Submitted by: Timian


This is a question that we get asked very often, and it is one that we feel quite strongly about. Though we can see the intent behind ‘upping’ your price to leave room for negotiations it is actually not something that we would generally recommend.

Though we have written blog articles regarding this issue (see Pricing Your Business: Why leaving room for negotiation can leave you out of pocket.) here is the short answer:

Overpricing your business will most often result in locking out enquirers in your price range and inviting enquirers from a price range above your own.

The buyers in the higher price range that you do attract will see your figures and either not make an offer because the business is to small for them or because they don’t feel comfortable making an offer so far below the asking price. The buyers that actually are in your price range will be significantly less likely to enquire as the business is not affordable to them.

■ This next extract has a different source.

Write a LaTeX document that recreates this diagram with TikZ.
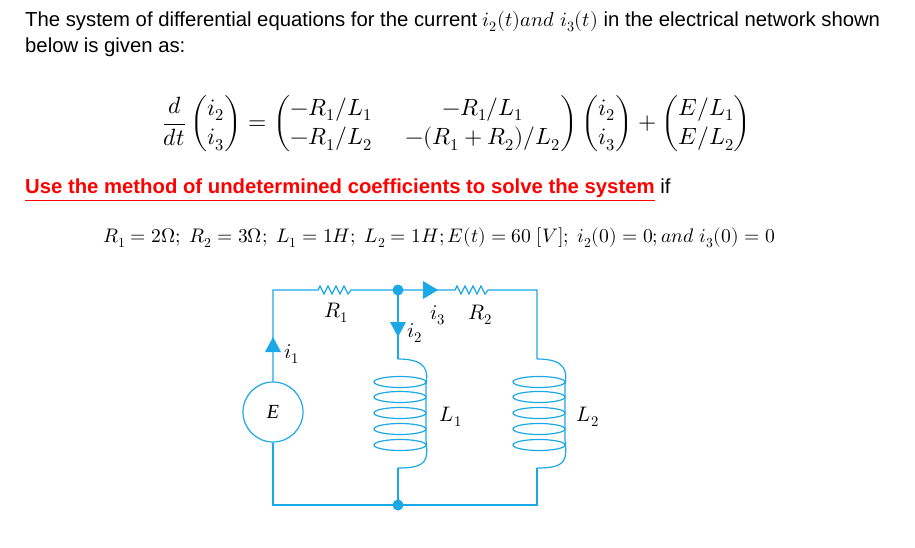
\documentclass[tikz,border=0pt]{standalone}
\usepackage{amsmath}
\usepackage{fontspec}
\setmainfont{Liberation Sans}
\usepackage{unicode-math}
\setmathfont{Latin Modern Math}
\newfontfamily\serifr{Liberation Serif}
\begin{document}
\begin{tikzpicture}[x=1pt,y=-1pt,
  wire/.style={draw=cb,line width=1.2pt},
  dotn/.style={circle,fill=cb,inner sep=0pt,minimum size=11pt},
  lab/.style={font=\fontsize{21}{21}\selectfont},
  txt/.style={anchor=west,inner sep=0pt,font=\fontsize{20.3}{24}\selectfont}]
\definecolor{cb}{HTML}{1BA8E6}
\useasboundingbox (0,0) rectangle (915,548);
\node[txt] (t1) at (25,22) {The system of differential equations for the current $i_2(t) and\ i_3(t)$ in the electrical network shown};
\node[txt] (t2) at (25,47) {below is given as:};
\node[inner sep=0pt,font=\fontsize{23.5}{23.5}\selectfont] (eq) at (457,124) {\renewcommand{\arraystretch}{1.25}$\displaystyle \frac{d}{dt}\begin{pmatrix} i_2\\ i_3\end{pmatrix}=\begin{pmatrix}-R_1/L_1 & \quad -R_1/L_1\\ -R_1/L_2 & \quad -(R_1+R_2)/L_2\end{pmatrix}\begin{pmatrix} i_2\\ i_3\end{pmatrix}+\begin{pmatrix}E/L_1\\ E/L_2\end{pmatrix}$};
\node[txt] (t3) at (25,190) {\textcolor{red}{\bfseries\underline{Use the method of undetermined coefficients to solve the system}} if};
\node[txt,font=\fontsize{19.6}{22}\selectfont] (t4) at (103,238) {$R_1=2\Omega;\ R_2=3\Omega;\ L_1=1H;\ L_2=1H; E(t)=60\ [V];\ i_2(0)=0; and\ i_3(0)=0$};
% circuit
\coordinate (tl) at (273,290); \coordinate (tm) at (398,290); \coordinate (tr) at (537,290);
\coordinate (bl) at (273,505); \coordinate (bm) at (398,505); \coordinate (br) at (537,505);
\node[circle,draw=cb,line width=1.2pt,minimum size=60pt,inner sep=0pt,font=\serifr\itshape\fontsize{20}{20}\selectfont] (E) at (273,412) {E};
\draw[wire] (E.north) -- (tl) -- (318,290)
  -- ++(2,-4) -- ++(4,8) -- ++(4,-8) -- ++(4,8) -- ++(4,-8) -- ++(4,8) -- ++(4,-8) -- ++(4,8) -- ++(3,-4) -- (tm);
\draw[wire] (tm) -- (455,290) -- ++(2,-4) -- ++(4,8) -- ++(4,-8) -- ++(4,8) -- ++(4,-8) -- ++(4,8) -- ++(4,-8) -- ++(4,8) -- ++(3,-4) -- (tr) -- (537,359);
\draw[wire] (E.south) -- (bl) -- (br) -- (537,468);
\draw[wire] (tm) -- (398,359); \draw[wire] (bm) -- (398,468);
\foreach \cx in {398,537}{
  \foreach \cy in {382,397,413,429,445}{\draw[wire] (\cx+2,\cy) ellipse (26pt and 5.5pt);}
  \draw[wire] (\cx,359) .. controls (\cx+30,359) and (\cx+30,372) .. (\cx+28,385) -- (\cx+28,440) .. controls (\cx+30,460) and (\cx+30,468) .. (\cx,468);
}
\node[dotn] (n1) at (tm) {}; \node[dotn] (n2) at (bm) {};
\fill[cb] (423,281) -- (438,290) -- (423,299) -- cycle;
\fill[cb] (390,322) -- (406,322) -- (398,337) -- cycle;
\fill[cb] (265,352) -- (281,352) -- (273,337) -- cycle;
\node[lab] (r1) at (336,313) {$R_1$};
\node[lab] (r2) at (480,315) {$R_2$};
\node[lab] (i3) at (438,315) {$i_3$};
\node[lab] (i2) at (415,333) {$i_2$};
\node[lab] (i1) at (292,354) {$i_1$};
\node[lab] (l1) at (451,417) {$L_1$};
\node[lab] (l2) at (588,417) {$L_2$};
\end{tikzpicture}
\end{document}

So effectively what you are doing when you overprice your business is attracting buyers that would not be interested in buying your business, whilst pushing away buyers who would be.

What you’re much better off doing is coming up with two figures in your head: the highest reasonable price you’re willing to accept (your asking price) and the lowest price you’re willing to accept. The distance between these two prices would be your negotiating room.

To summarise, ideally you should aim to advertise your business for a price that is foreseeably what someone will actually pay. In the past, businesses that we’ve sold, that sold the quickest for the total original asking price, were the ones that were priced correctly. When they’re overpriced they end up staying on the market for much longer, becoming stale and eventually either not selling, or selling for well below a reasonable price.